3. **I tested numbers around my special point:** I picked points to the left and right of $x = -\frac{1}{3}\ln(2)$ to see if $f'(x)$ was positive (going up) or negative (going down).
* If I pick $x = -1$ (which is smaller than $-\frac{1}{3}\ln(2)$), $f'(-1) = 2e^{-2} - e \approx 0.27 - 2.72 = -2.45$. Since it's negative, the function is **decreasing** before this point.
* If I pick $x = 0$ (which is larger than $-\frac{1}{3}\ln(2)$), $f'(0) = 2e^0 - e^0 = 2(1) - 1 = 1$. Since it's positive, the function is **increasing** after this point.
* So, it decreases from negative infinity up to $-\frac{1}{3}\ln(2)$, and increases from $-\frac{1}{3}\ln(2)$ to positive infinity.

**Part (b): Finding local maximum and minimum values.**
1. Since the function changed from decreasing to increasing at $x = -\frac{1}{3}\ln(2)$, it must have a **local minimum** there. There's no place where it changes from increasing to decreasing, so no local maximum.

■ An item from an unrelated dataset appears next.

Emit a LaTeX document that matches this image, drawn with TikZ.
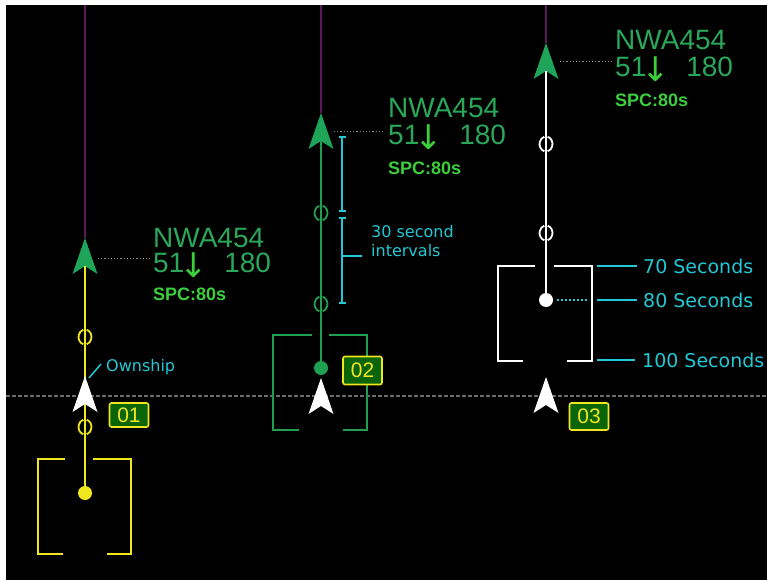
\documentclass[tikz,border=0pt]{standalone}
\usepackage{fontspec}
\setmainfont{Liberation Sans}
\newfontfamily\vfont{DejaVu Sans}
\definecolor{nwag}{HTML}{2AA85A}
\definecolor{spcg}{HTML}{3CCF3C}
\definecolor{arrg}{HTML}{1EA55A}
\definecolor{trkg}{HTML}{1FA050}
\definecolor{yel}{HTML}{F0E61E}
\definecolor{cy}{HTML}{22C8D4}
\definecolor{boxg}{HTML}{0A640A}
\definecolor{purp}{HTML}{5A1A5A}
\definecolor{grayd}{HTML}{6E6E6E}
\definecolor{leadg}{HTML}{8A8A8A}
\newcommand{\dnarrow}{{\vfont\fontsize{34}{34}\selectfont\color{spcg}\makebox[18pt][c]{\raisebox{-5pt}{↓}}}}
\begin{document}
\begin{tikzpicture}[x=1pt,y=-1pt,
  trk/.style={line width=2.4pt},
  purpline/.style={draw=purp,line width=1.2pt},
  leader/.style={draw=leadg,line width=1pt,dash pattern=on 1.2pt off 2pt},
  cs/.style={anchor=base west,inner sep=0pt,text=nwag,font=\fontsize{28}{28}\selectfont,text height=20pt,text depth=0pt},
  alt/.style={cs,text height=19pt,text depth=6pt},
  spc/.style={anchor=base west,inner sep=0pt,text=spcg,font=\bfseries\fontsize{18}{18}\selectfont},
  cylbl/.style={anchor=base west,inner sep=0pt,text=cy,font=\vfont\fontsize{16}{19}\selectfont,align=left},
  seclbl/.style={anchor=base west,inner sep=0pt,text=cy,font=\vfont\fontsize{19}{19}\selectfont},
  tag/.style={draw=yel,fill=boxg,line width=1.6pt,rounded corners=2pt,text=yel,
    font=\fontsize{21}{21}\selectfont,inner sep=0pt,minimum width=39pt},
  dotn/.style={circle,inner sep=0pt,minimum size=14pt},
  cyline/.style={draw=cy,line width=1.8pt},
  chev/.pic={\fill[pic actions] (0,0) -- (-12.5,36) -- (0,28) -- (12.5,36) -- cycle;
    \coordinate (-tip) at (0,0); \coordinate (-notch) at (0,28);},
  mk/.pic={\draw[pic actions] ([shift={(105:6.5 and 7.5)}]0,0) arc[start angle=105,end angle=255,x radius=6.5,y radius=7.5];
    \draw[pic actions] ([shift={(-75:6.5 and 7.5)}]0,0) arc[start angle=-75,end angle=75,x radius=6.5,y radius=7.5];}
]
\useasboundingbox (0,0) rectangle (767,580);
\fill[white] (0,0) rectangle (767,580);
\fill[black] (6,5) rectangle (767,580);

% horizontal dashed line
\coordinate (hl) at (6,396);
\coordinate (hr) at (767,396);
\draw[grayd,line width=1.2pt,dash pattern=on 4pt off 2pt] (hl) -- (hr);

% ================= Track 1 (yellow) =================
\coordinate (p1) at (85,5);
\pic[fill=arrg] (g1) at (85,238) {chev};
\draw[purpline] (p1) -- (g1-tip);
\node[dotn,fill=yel] (d1) at (85,493) {};
\draw[yel,trk] (g1-notch) -- (d1.center);
\pic[draw=yel,line width=1.8pt] at (85,337) {mk};
\pic[draw=yel,line width=1.8pt] at (85,427) {mk};
\draw[yel,trk] (65,459) -- (38,459) -- (38,554) -- (63,554);
\draw[yel,trk] (93,459) -- (131,459) -- (131,554) -- (107,554);
\pic[fill=white] (w1) at (85,376) {chev};
\node[tag,minimum height=24pt] (t1) at (129,415) {01};
\node[cs] (c1) at (153,247) {NWA454};
\node[alt] (v1) at (153,272) {51\dnarrow\hspace{22pt}180};
\node[spc] (s1) at (153,300) {SPC:80s};
\coordinate (l1a) at (98,258);
\coordinate (l1b) at (150,258);
\draw[leader] (l1a) -- (l1b);
\node[cylbl] (own) at (106,371) {Ownship};
\coordinate (o1a) at (89,378);
\coordinate (o1b) at (101,364);
\draw[cy,line width=1.5pt] (o1a) -- (o1b);

% ================= Track 2 (green) =================
\coordinate (p2) at (321,5);
\pic[fill=arrg] (g2) at (321,113) {chev};
\draw[purpline] (p2) -- (g2-tip);
\node[dotn,fill=trkg] (d2) at (321,368) {};
\draw[trkg,trk] (g2-notch) -- (d2.center);
\pic[draw=trkg,line width=1.8pt] at (321,213) {mk};
\pic[draw=trkg,line width=1.8pt] at (321,304) {mk};
\draw[trkg,trk] (312,335) -- (273,335) -- (273,430) -- (299,430);
\draw[trkg,trk] (329,335) -- (367,335) -- (367,430) -- (343,430);
\pic[fill=white] (w2) at (321,378) {chev};
\node[tag,minimum height=28pt] (t2) at (362.5,370.5) {02};
\node[cs] (c2) at (388,118) {NWA454};
\node[alt] (v2) at (388,145) {51\dnarrow\hspace{22pt}180};
\node[spc] (s2) at (388,174) {SPC:80s};
\coordinate (l2a) at (334,132);
\coordinate (l2b) at (385,132);
\draw[leader] (l2a) -- (l2b);
% interval bracket
\coordinate (i1a) at (342,137);
\coordinate (i1b) at (342,211);
\coordinate (i2a) at (342,218);
\coordinate (i2b) at (342,303);
\draw[cyline] (i1a) -- (i1b);
\draw[cyline] (i2a) -- (i2b);
\foreach \yy in {137,211,218,303}{\draw[cy,line width=1.6pt] (338.5,\yy) -- (345.5,\yy);}
\coordinate (itk) at (342,256);
\node[cylbl] (iv) at (371,256) {30 second\\intervals};
\draw[cyline] (itk) -- (362,256);

% ================= Track 3 (white) =================
\coordinate (p3) at (546,5);
\pic[fill=arrg] (g3) at (546,43) {chev};
\draw[purpline] (p3) -- (g3-tip);
\node[dotn,fill=white] (d3) at (546,300) {};
\draw[white,trk] (g3-notch) -- (d3.center);
\pic[draw=white,line width=1.8pt] at (546,144) {mk};
\pic[draw=white,line width=1.8pt] at (546,233) {mk};
\draw[white,trk] (535,266) -- (498,266) -- (498,361) -- (523,361);
\draw[white,trk] (554,266) -- (592,266) -- (592,361) -- (567,361);
\pic[fill=white] (w3) at (546,377) {chev};
\node[tag,minimum height=27pt] (t3) at (589,416.5) {03};
\node[cs] (c3) at (615,50) {NWA454};
\node[alt] (v3) at (615,77) {51\dnarrow\hspace{22pt}180};
\node[spc] (s3) at (615,107) {SPC:80s};
\coordinate (l3a) at (560,62);
\coordinate (l3b) at (612,62);
\draw[leader] (l3a) -- (l3b);
% seconds labels
\node[seclbl] (s70) at (643,273) {70 Seconds};
\node[seclbl] (s80) at (643,307) {80 Seconds};
\node[seclbl] (s100) at (642,367) {100 Seconds};
\coordinate (k70) at (597,266);
\coordinate (k80) at (597,300);
\coordinate (k100) at (597,360);
\draw[cyline] (k70) -- (637,266);
\draw[cyline] (k80) -- (637,300);
\draw[cyline] (k100) -- (635,360);
\coordinate (dd) at (557,300);
\draw[cy,line width=2pt,dash pattern=on 2pt off 2pt] (dd) -- (589,300);
\end{tikzpicture}
\end{document}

2. **I found the actual low value:** To find the value of this local minimum, I plugged $x = -\frac{1}{3}\ln(2)$ back into the original function $f(x)$:
$f(-\frac{1}{3}\ln(2)) = e^{2(-\frac{1}{3}\ln(2))} + e^{-(-\frac{1}{3}\ln(2))}$
$= e^{-\frac{2}{3}\ln(2)} + e^{\frac{1}{3}\ln(2)}$
Using a cool log rule ($a\ln(b) = \ln(b^a)$ and $e^{\ln(x)} = x$):
$= 2^{-2/3} + 2^{1/3}$
$= \frac{1}{2^{2/3}} + 2^{1/3}$
To combine these, I made a common denominator:
$= \frac{1}{2^{2/3}} + \frac{2^{1/3} \cdot 2^{2/3}}{2^{2/3}} = \frac{1 + 2^1}{2^{2/3}} = \frac{3}{2^{2/3}}$.
This is the lowest point value! (It's also equal to $\frac{3\sqrt[3]{2}}{2}$ if you want to make it look fancier).

**Part (c): Finding concavity and inflection points.**
1. **I found the "bend detector" (second derivative):** To see how the curve is bending (like a smile or a frown), I need the second derivative, $f''(x)$. I took the derivative of $f'(x)$:
* The derivative of $2e^{2x}$ is $4e^{2x}$.
* The derivative of $-e^{-x}$ is $e^{-x}$.
* So, $f''(x) = 4e^{2x} + e^{-x}$.

2. **I checked the bend:** I noticed that $e^{2x}$ is always positive and $e^{-x}$ is always positive. So, their sum, $4e^{2x} + e^{-x}$, will always be positive!
Since $f''(x)$ is always positive, the function is always **concave up** (it always looks like a smile).

3. **No change in bend means no inflection points:** Because the concavity never changes (it's always smiling), there are no inflection points where the curve changes its bending direction.